昨年暮れの勢いをそのままに、大幅反発で始まった株式市場。ボーナスなどを元手に「今年こそは投資を始めてみよう」という人も多いのではないだろうか。そこで、速読日本一で速読スクールを経営する傍ら自身も投資家として1日5分のトレードで月数百万円以上の利益を挙げる『速読思考』の著者・角田和将氏と、お金持ち研究の第一人者で『お金持ちはなぜ、「教養」を必死に学ぶのか』著者でもある評論家の加谷珪一氏に注意すべき点を語ってもらった。
■「とりあえず貯金」は悪手
加谷:ボーナスの使い道アンケートを取ると、相変わらず貯金やローンの返済などが、上位を占めますが、お金を儲けるという視点で考えると、余剰のお金を生活費の補てんや貯金に回すのはよくありません。サラリーマンが自分自身を「企業」と見立てれば、生活費は月給で回すのが理想で、ボーナスのような臨時収入は、自分の稼ぐ力を鍛えるための先行投資に回していくべきです。

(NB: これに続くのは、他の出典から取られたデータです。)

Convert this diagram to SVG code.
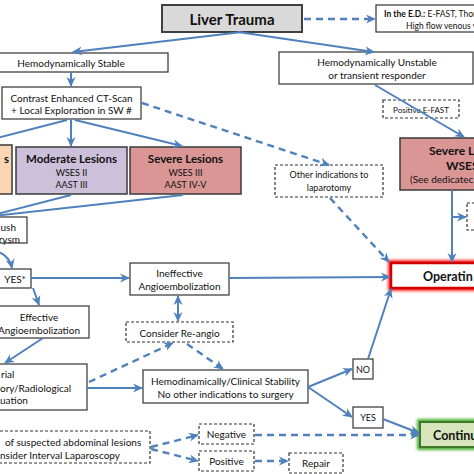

角田:僕もそう思います。日本人のお金の持ちの9割は貯金のみで、投資経験があるのは1割と言われています。やらない理由として多く挙げられるのは「損をしたくない」ですが、現金や預金でも1万円の価値は相対的に下がっています。その意識なく、お金を動かさないのはまずいのではないでしょうか。たとえば、同じ預金をするなら、その銀行の株を買ったほうが利息よりもはるかに多い配当がもらえます。その金融機関はつぶれないという信頼に基づいて預金をしているのであれば、株を買ったほうが金利も高いし、理にかなっています。それでも怖いという方は半分くらい貯金してもいいかもしれません。お金は稼ぐことより使うことのほうがはるかに難しい。そして使い方を学ぶには、実際にお金を使わないと深い学びは得られない。現金をより価値の上がるものに変えていくことを考えないと、ラットレースのサイクルからは抜け出せないと思います。
■株ほど簡単な投資はない
加谷:投資を始めるなら、とりあえず入門書を買って、週末にでもネット証券で口座を開き、実際に株を買ってみるといいと思います。すると調べなければいけないことがたくさん出てきて、投資家としての流れに乗ることができます。一個でも株を買ってみると、半年後にはニュースを見てもいっぱしの経済評論家のように考えるようになり、口調も評論家のようになっているはずです(笑)。
角田:まずは株を買っちゃえばいい、というのは同意見です。レバレッジの利かない現物株で買うなら大損する可能性はかなり低くなると思います。銘柄の選び方も難しく考える必要はなくて、旅行や出張の移動手段として飛行機によく乗る人なら、JALやANAを買えばいいし、ディズニーランドが好きならオリエンタルランドを買ってみればいい。本来、株式投資はその企業を応援しようというものなので、自動車でもテーマパークでも自社株でも最小単位で買ってみることがおすすめです。そして値が動く感覚を味わうことが大事です。
加谷:そうですね。コンビニに毎日行っているのなら、セブン-イレブンの株を買ってみたらいい。そこでセブンとローソンのドーナツの違いや、商品のラインナップやサービスなど、いろいろ気づくことがある。サラリーマンの方に勤めている会社の自社株を薦めると、だいたい「えーっ?」というネガティブな反応をいただきますが、ご自身が定年までつぶれないと思って勤めているのですから、自社株を買うことは預金よりもよほど経済的合理性が高い。会社の数が数え切れないぐらいあって難しく考えてしまうかもしれませんが、個別株ほど簡単でリスクの少ない投資はないと思います。